Reproduce nothing but the lines from the start of the material through the line that includes "from bokeh.resources import INLINE", both ends included, and omit every picture.

— Source code of charts —
========
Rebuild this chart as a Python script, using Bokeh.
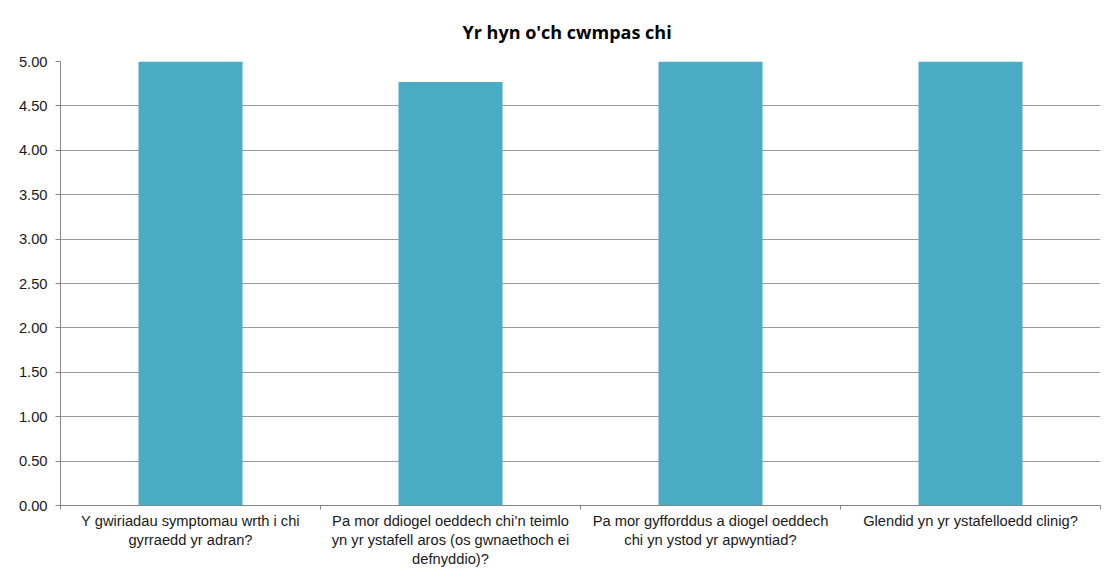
from bokeh.plotting import figure
from bokeh.models import FixedTicker, Range1d, ColumnDataSource, NumeralTickFormatter
from bokeh.embed import file_html
from bokeh.resources import INLINE

categories = [
    "Y gwiriadau symptomau wrth i chi\ngyrraedd yr adran?",
    "Pa mor ddiogel oeddech chi\u2019n teimlo\nyn yr ystafell aros (os gwnaethoch ei\ndefnyddio)?",
    "Pa mor gyfforddus a diogel oeddech\nchi yn ystod yr apwyntiad?",
    "Glendid yn yr ystafelloedd clinig?",
]
values = [5.00, 4.77, 5.00, 5.00]
y_ticks = [0.0, 0.5, 1.0, 1.5, 2.0, 2.5, 3.0, 3.5, 4.0, 4.5, 5.0]
title_text = "Yr hyn o'ch cwmpas chi"

n = len(categories)
centers = [i + 0.5 for i in range(n)]
src = ColumnDataSource(dict(x=centers, top=values))

FONT = "Liberation Sans"
TXT = "#1a1a1a"
GRID = "#9a9a9a"
AXIS = "#868686"

p = figure(width=1102, height=569, output_backend="svg", toolbar_location=None,
           x_range=Range1d(0, n), y_range=Range1d(0, 5),
           min_border_left=60, min_border_right=2, min_border_bottom=57, min_border_top=61)
p.title.text = title_text
p.title.align = "left"
p.title.offset = 402
p.title.text_font = "Open Sans"
p.title.text_font_style = "bold"
p.title.text_font_size = "18px"
p.title.text_color = "#000000"
p.title.standoff = 35

p.vbar(x="x", top="top", width=0.4, source=src, fill_color="#4BACC6", line_color=None)

p.outline_line_color = None
p.background_fill_color = "white"
p.border_fill_color = "white"

# y axis
p.yaxis.ticker = FixedTicker(ticks=y_ticks, minor_ticks=[])
p.yaxis.formatter = NumeralTickFormatter(format="0.00")
p.yaxis.axis_line_color = AXIS
p.yaxis.major_tick_line_color = AXIS
p.yaxis.major_tick_out = 5
p.yaxis.major_tick_in = 0
p.yaxis.minor_tick_line_color = None
p.yaxis.major_label_standoff = 8
p.yaxis.major_label_text_font = FONT
p.yaxis.major_label_text_font_size = "14.7px"
p.yaxis.major_label_text_color = TXT

# x axis: labels at category centres, ticks at category boundaries (minor ticks)
p.xaxis.ticker = FixedTicker(ticks=centers, minor_ticks=list(range(n + 1)))
p.xaxis.major_label_overrides = {c: lab for c, lab in zip(centers, categories)}
p.xaxis.axis_line_color = AXIS
p.xaxis.major_tick_line_color = None
p.xaxis.major_tick_out = 0
p.xaxis.major_tick_in = 0
p.xaxis.minor_tick_line_color = AXIS
p.xaxis.minor_tick_out = 4
p.xaxis.minor_tick_in = 0
p.xaxis.major_label_standoff = 3
p.xaxis.major_label_text_font = FONT
p.xaxis.major_label_text_font_size = "14.7px"
p.xaxis.major_label_text_line_height = 1.2
p.xaxis.major_label_text_color = TXT
p.xaxis.major_label_text_align = "center"

p.xgrid.grid_line_color = None
p.ygrid.grid_line_color = GRID
p.ygrid.grid_line_width = 1

open("out.html", "w").write(file_html(p, INLINE))
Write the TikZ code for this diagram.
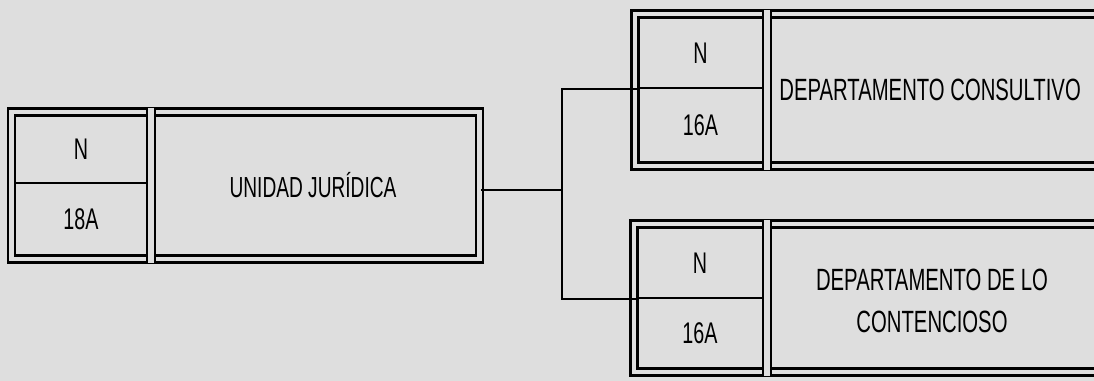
\documentclass[tikz,border=0pt]{standalone}
\usepackage{fontspec}
\usepackage{tikz}
\usetikzlibrary{positioning,calc}
\newfontfamily\orgfont[FakeStretch=0.66]{Liberation Sans}
\definecolor{scan}{gray}{0.87}

\begin{document}
\begin{tikzpicture}[x=0.02cm,y=-0.02cm,
    frame/.style={draw, line width=1.5pt, double=scan, double distance=2.6pt, inner sep=0pt},
    sepline/.style={draw, line width=1.3pt, double=scan, double distance=3.1pt},
    cell/.style={draw, line width=1.1pt, inner sep=0pt, font=\orgfont\fontsize{17}{20}\selectfont},
    label/.style={inner sep=0pt, font=\orgfont\fontsize{17.5}{24}\selectfont},
    conn/.style={line width=1.1pt}]
    % background of the scan
    \fill[scan] (0,0) rectangle (1094,381);
    \useasboundingbox (0,0) rectangle (1094,381);
    \clip (0,0) rectangle (1094,381);

    % Unidad juridica
    \node[frame, minimum width=9.36cm, minimum height=2.94cm] (uj) at (245.5,185.5) {};
    \draw[sepline] (151,108) -- (151,263);
    \node[cell, minimum width=2.64cm, minimum height=1.34cm] (ujN) at (81,149.5) {N};
    \node[cell, minimum width=2.64cm, minimum height=1.44cm] (ujG) at (81,219) {18A};
    \node[label, font=\orgfont\fontsize{16.5}{18}\selectfont] (ujT) at (313,185) {UNIDAD JUR\'IDICA};

    % Departamento consultivo
    \node[frame, minimum width=9.7cm, minimum height=3.04cm] (dc) at (877.5,90) {};
    \draw[sepline] (767,10) -- (767,170);
    \node[cell, minimum width=2.5cm, minimum height=1.4cm] (dcN) at (700.5,53) {N};
    \node[cell, minimum width=2.5cm, minimum height=1.5cm] (dcG) at (700.5,125.5) {16A};
    \node[label, anchor=west] (dcT) at (779,90) {DEPARTAMENTO CONSULTIVO};

    % Departamento de lo contencioso
    \node[frame, minimum width=9.72cm, minimum height=2.96cm] (dl) at (877,298) {};
    \draw[sepline] (767,220) -- (767,376);
    \node[cell, minimum width=2.52cm, minimum height=1.4cm] (dlN) at (700,263) {N};
    \node[cell, minimum width=2.52cm, minimum height=1.4cm] (dlG) at (700,333) {16A};
    \node[label, align=center] (dlT) at (932,301) {DEPARTAMENTO DE LO\\CONTENCIOSO};

    % Connectors
    \coordinate (jn) at (562,190);
    \draw[conn] (uj.east |- jn) -- (jn);
    \draw[conn] (dcN.south west) -- (dcN.south west -| jn) -- (dlN.south west -| jn) -- (dlN.south west);
\end{tikzpicture}
\end{document}
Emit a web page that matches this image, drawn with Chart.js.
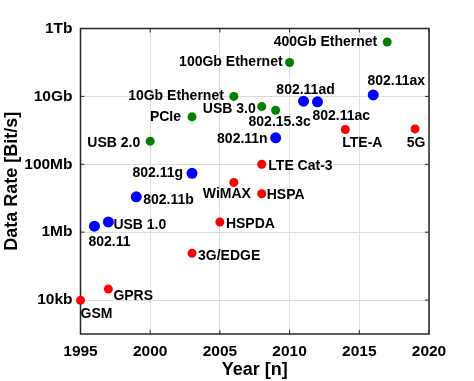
<!DOCTYPE html>
<html>
<head>
<meta charset="utf-8">
<script src="https://cdn.jsdelivr.net/npm/chart.js@4.4.1/dist/chart.umd.min.js"></script>
<style>
  html, body { margin: 0; padding: 0; background: #ffffff; }
  #wrap { width: 474px; height: 381px; }
</style>
</head>
<body>
<div id="wrap"><canvas id="c" width="474" height="381"></canvas></div>
<script>
// ---- data ----
const wiredYears  = [2000, 2003, 2006, 2008, 2009, 2010, 2017];
const wiredRates  = [4.8e8, 2.5e9, 1e10, 5e9, 3.9e9, 1e11, 4e11];
const wiredNames  = ['USB 2.0', 'PCIe', '10Gb Ethernet', 'USB 3.0', '802.15.3c', '100Gb Ethernet', '400Gb Ethernet'];

const wlanYears   = [1996, 1997, 1999, 2003, 2009, 2011, 2012, 2016];
const wlanRates   = [1.5e6, 2e6, 1.1e7, 5.4e7, 6e8, 7.2e9, 6.9e9, 1.1e10];
const wlanNames   = ['802.11', 'USB 1.0', '802.11b', '802.11g', '802.11n', '802.11ad', '802.11ac', '802.11ax'];

const cellYears   = [1995, 1997, 2003, 2005, 2006, 2008, 2008, 2014, 2019];
const cellRates   = [9.8e3, 2.1e4, 2.4e5, 2e6, 2.9e7, 1.35e7, 1e8, 1.06e9, 1.1e9];
const cellNames   = ['GSM', 'GPRS', '3G/EDGE', 'HSPDA', 'WiMAX', 'HSPA', 'LTE Cat-3', 'LTE-A', '5G'];

const yTickValues = [1e4, 1e6, 1e8, 1e10, 1e12];
const yTickLabels = ['10kb', '1Mb', '100Mb', '10Gb', '1Tb'];
const xTickValues = [1995, 2000, 2005, 2010, 2015, 2020];

// ---- label placement (style, not data): [align, dx, dy] ----
const wiredLabelPos = [['right',-10,2],['right',-11,0],['right',-10,0],['right',-6,3],['center',4,12],['right',-7,0],['right',-10,0]];
const wlanLabelPos  = [['center',15,16],['left',5,3],['left',7,3],['right',-9,0],['right',-8,1],['center',2,-11],['left',-5,14],['center',23,-14]];
const cellLabelPos  = [['left',0,14],['left',5,7],['left',6,3],['left',6,2],['center',-7,12],['left',5,1],['left',6.6,2],['center',17,14],['center',1,14]];

const FONT = "'Liberation Sans', Arial, Helvetica, sans-serif";

function pts(xs, ys) { return xs.map((x, i) => ({ x: x, y: ys[i] })); }

const labelPlugin = {
  id: 'pointLabels',
  afterDatasetsDraw(chart) {
    const ctx = chart.ctx;
    ctx.save();
    ctx.font = 'bold 14px ' + FONT;
    ctx.fillStyle = '#000000';
    ctx.textBaseline = 'middle';
    chart.data.datasets.forEach((ds, di) => {
      const meta = chart.getDatasetMeta(di);
      meta.data.forEach((el, i) => {
        const p = ds.labelPos[i];
        ctx.textAlign = p[0];
        ctx.fillText(ds.names[i], el.x + p[1], el.y + p[2]);
      });
    });
    ctx.restore();
  }
};

const boxPlugin = {
  id: 'box',
  beforeDatasetsDraw(chart) {
    const ctx = chart.ctx;
    const a = chart.chartArea;
    const xs = chart.scales.x, ys = chart.scales.y;
    ctx.save();
    ctx.strokeStyle = '#262626';
    ctx.lineWidth = 1.5;
    ctx.strokeRect(a.left, a.top, a.right - a.left, a.bottom - a.top);
    ctx.lineWidth = 1;
    ctx.beginPath();
    xTickValues.forEach(v => {
      const px = xs.getPixelForValue(v);
      ctx.moveTo(px, a.bottom); ctx.lineTo(px, a.bottom - 4);
      ctx.moveTo(px, a.top); ctx.lineTo(px, a.top + 4);
    });
    yTickValues.forEach(v => {
      const py = ys.getPixelForValue(v);
      ctx.moveTo(a.left, py); ctx.lineTo(a.left + 4, py);
      ctx.moveTo(a.right, py); ctx.lineTo(a.right - 4, py);
    });
    ctx.stroke();
    ctx.restore();
  }
};

new Chart(document.getElementById('c'), {
  type: 'scatter',
  data: {
    datasets: [
      { data: pts(wiredYears, wiredRates), names: wiredNames, labelPos: wiredLabelPos,
        backgroundColor: '#008000', borderColor: '#008000', pointRadius: 4.5, borderWidth: 0, clip: false },
      { data: pts(wlanYears, wlanRates), names: wlanNames, labelPos: wlanLabelPos,
        backgroundColor: '#0000ff', borderColor: '#0000ff', pointRadius: 5.5, borderWidth: 0, clip: false },
      { data: pts(cellYears, cellRates), names: cellNames, labelPos: cellLabelPos,
        backgroundColor: '#ff0000', borderColor: '#ff0000', pointRadius: 4.5, borderWidth: 0, clip: false }
    ]
  },
  options: {
    responsive: false,
    animation: false,
    events: [],
    layout: { padding: { left: 0, top: 28.5, right: 45, bottom: 0 } },
    plugins: { legend: { display: false }, tooltip: { enabled: false } },
    scales: {
      x: {
        type: 'linear', min: 1995, max: 2020,
        afterFit(s) { s.height = 47; },
        afterBuildTicks(s) { s.ticks = xTickValues.map(v => ({ value: v })); },
        grid: { color: '#dcdcdc', lineWidth: 1, drawTicks: false },
        border: { display: false },
        ticks: { padding: 8, color: '#000000', font: { family: FONT, size: 15.5, weight: 'bold' },
                 callback: v => String(v), maxRotation: 0, autoSkip: false },
        title: { display: true, text: 'Year [n]', color: '#000000', padding: 0,
                 font: { family: FONT, size: 18, weight: 'bold' } }
      },
      y: {
        type: 'logarithmic', min: 1e3, max: 1e12,
        afterFit(s) { s.width = 80.5; },
        afterBuildTicks(s) { s.ticks = yTickValues.map(v => ({ value: v })); },
        grid: { color: '#dcdcdc', lineWidth: 1, drawTicks: false },
        border: { display: false },
        ticks: { padding: 8, color: '#000000', font: { family: FONT, size: 15.5, weight: 'bold' },
                 autoSkip: false,
                 callback: function(v) { const i = yTickValues.indexOf(v); return i >= 0 ? yTickLabels[i] : ''; } },
        title: { display: true, text: 'Data Rate [Bit/s]', color: '#000000', padding: { top: 1, bottom: 0 },
                 font: { family: FONT, size: 18, weight: 'bold' } }
      }
    }
  },
  plugins: [boxPlugin, labelPlugin]
});
</script>
</body>
</html>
========
— Written solution —
Rebuild this chart as a Python script, using Bokeh.
from bokeh.plotting import figure
from bokeh.models import FixedTicker, Range1d, ColumnDataSource, NumeralTickFormatter
from bokeh.embed import file_html
from bokeh.resources import INLINE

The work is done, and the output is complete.